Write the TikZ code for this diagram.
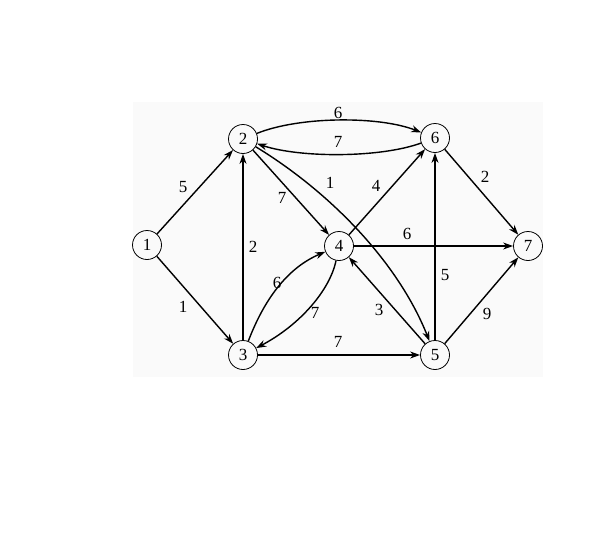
\documentclass[tikz,border=0pt]{standalone}
\usepackage{fontspec}
\setmainfont{Liberation Serif}
\usetikzlibrary{arrows.meta}
\begin{document}
\begin{tikzpicture}[x=1pt,y=-1pt,
  vert/.style={circle,draw,line width=0.8pt,minimum size=29pt,inner sep=0pt,font=\fontsize{17}{17}\selectfont},
  edge/.style={draw,line width=1.4pt,-{Stealth[length=10pt,width=7pt]}},
  lab/.style={inner sep=0pt,font=\fontsize{17}{17}\selectfont}]
\useasboundingbox (0,0) rectangle (613,557);
\fill[black!2] (133,102) rectangle (543,377);
\node[vert] (n1) at (147,245) {1};
\node[vert] (n2) at (243,139) {2};
\node[vert] (n3) at (243,355) {3};
\node[vert] (n4) at (339,246) {4};
\node[vert] (n5) at (435,355) {5};
\node[vert] (n6) at (435,138) {6};
\node[vert] (n7) at (528,246) {7};
% straight edges
\draw[edge] (n1) -- (n2);
\draw[edge] (n1) -- (n3);
\draw[edge] (n3) -- (n2);
\draw[edge] (n2) -- (n4);
\draw[edge] (n4) -- (n6);
\draw[edge] (n4) -- (n7);
\draw[edge] (n5) -- (n6);
\draw[edge] (n5) -- (n4);
\draw[edge] (n3) -- (n5);
\draw[edge] (n5) -- (n7);
\draw[edge] (n6) -- (n7);
% curved edges
\draw[edge] (n2) .. controls (300,116) and (380,116) .. (n6);
\draw[edge] (n6) .. controls (380,158) and (300,158) .. (n2);
\draw[edge] (n2) .. controls (330,192) and (398,262) .. (n5);
\draw[edge] (n3) .. controls (264,300) and (287,268) .. (n4);
\draw[edge] (n4) .. controls (330,290) and (300,325) .. (n3);
% labels
\node[lab] (l12) at (183,187) {5};
\node[lab] (l13) at (183,307) {1};
\node[lab] (l32) at (253,247) {2};
\node[lab] (l26) at (338,113) {6};
\node[lab] (l62) at (338,142) {7};
\node[lab] (l24) at (282,198) {7};
\node[lab] (l25) at (330,183) {1};
\node[lab] (l46) at (376,186) {4};
\node[lab] (l47) at (407,234) {6};
\node[lab] (l67) at (485,177) {2};
\node[lab] (l56) at (445,275) {5};
\node[lab] (l54) at (379,310) {3};
\node[lab] (l57) at (487,314) {9};
\node[lab] (l35) at (338,342) {7};
\node[lab] (l34) at (277,283) {6};
\node[lab] (l43) at (315,313) {7};
\end{tikzpicture}
\end{document}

+ + + + + + +

▶ [Task brief]
Every line above should be returned word for word, with the pictures left behind.

▶ [The answer]
Write the TikZ code for this diagram.
\documentclass[tikz,border=0pt]{standalone}
\usepackage{fontspec}
\setmainfont{Liberation Serif}
\usetikzlibrary{arrows.meta}
\begin{document}
\begin{tikzpicture}[x=1pt,y=-1pt,
  vert/.style={circle,draw,line width=0.8pt,minimum size=29pt,inner sep=0pt,font=\fontsize{17}{17}\selectfont},
  edge/.style={draw,line width=1.4pt,-{Stealth[length=10pt,width=7pt]}},
  lab/.style={inner sep=0pt,font=\fontsize{17}{17}\selectfont}]
\useasboundingbox (0,0) rectangle (613,557);
\fill[black!2] (133,102) rectangle (543,377);
\node[vert] (n1) at (147,245) {1};
\node[vert] (n2) at (243,139) {2};
\node[vert] (n3) at (243,355) {3};
\node[vert] (n4) at (339,246) {4};
\node[vert] (n5) at (435,355) {5};
\node[vert] (n6) at (435,138) {6};
\node[vert] (n7) at (528,246) {7};
% straight edges
\draw[edge] (n1) -- (n2);
\draw[edge] (n1) -- (n3);
\draw[edge] (n3) -- (n2);
\draw[edge] (n2) -- (n4);
\draw[edge] (n4) -- (n6);
\draw[edge] (n4) -- (n7);
\draw[edge] (n5) -- (n6);
\draw[edge] (n5) -- (n4);
\draw[edge] (n3) -- (n5);
\draw[edge] (n5) -- (n7);
\draw[edge] (n6) -- (n7);
% curved edges
\draw[edge] (n2) .. controls (300,116) and (380,116) .. (n6);
\draw[edge] (n6) .. controls (380,158) and (300,158) .. (n2);
\draw[edge] (n2) .. controls (330,192) and (398,262) .. (n5);
\draw[edge] (n3) .. controls (264,300) and (287,268) .. (n4);
\draw[edge] (n4) .. controls (330,290) and (300,325) .. (n3);
% labels
\node[lab] (l12) at (183,187) {5};
\node[lab] (l13) at (183,307) {1};
\node[lab] (l32) at (253,247) {2};
\node[lab] (l26) at (338,113) {6};
\node[lab] (l62) at (338,142) {7};
\node[lab] (l24) at (282,198) {7};
\node[lab] (l25) at (330,183) {1};
\node[lab] (l46) at (376,186) {4};
\node[lab] (l47) at (407,234) {6};
\node[lab] (l67) at (485,177) {2};
\node[lab] (l56) at (445,275) {5};
\node[lab] (l54) at (379,310) {3};
\node[lab] (l57) at (487,314) {9};
\node[lab] (l35) at (338,342) {7};
\node[lab] (l34) at (277,283) {6};
\node[lab] (l43) at (315,313) {7};
\end{tikzpicture}
\end{document}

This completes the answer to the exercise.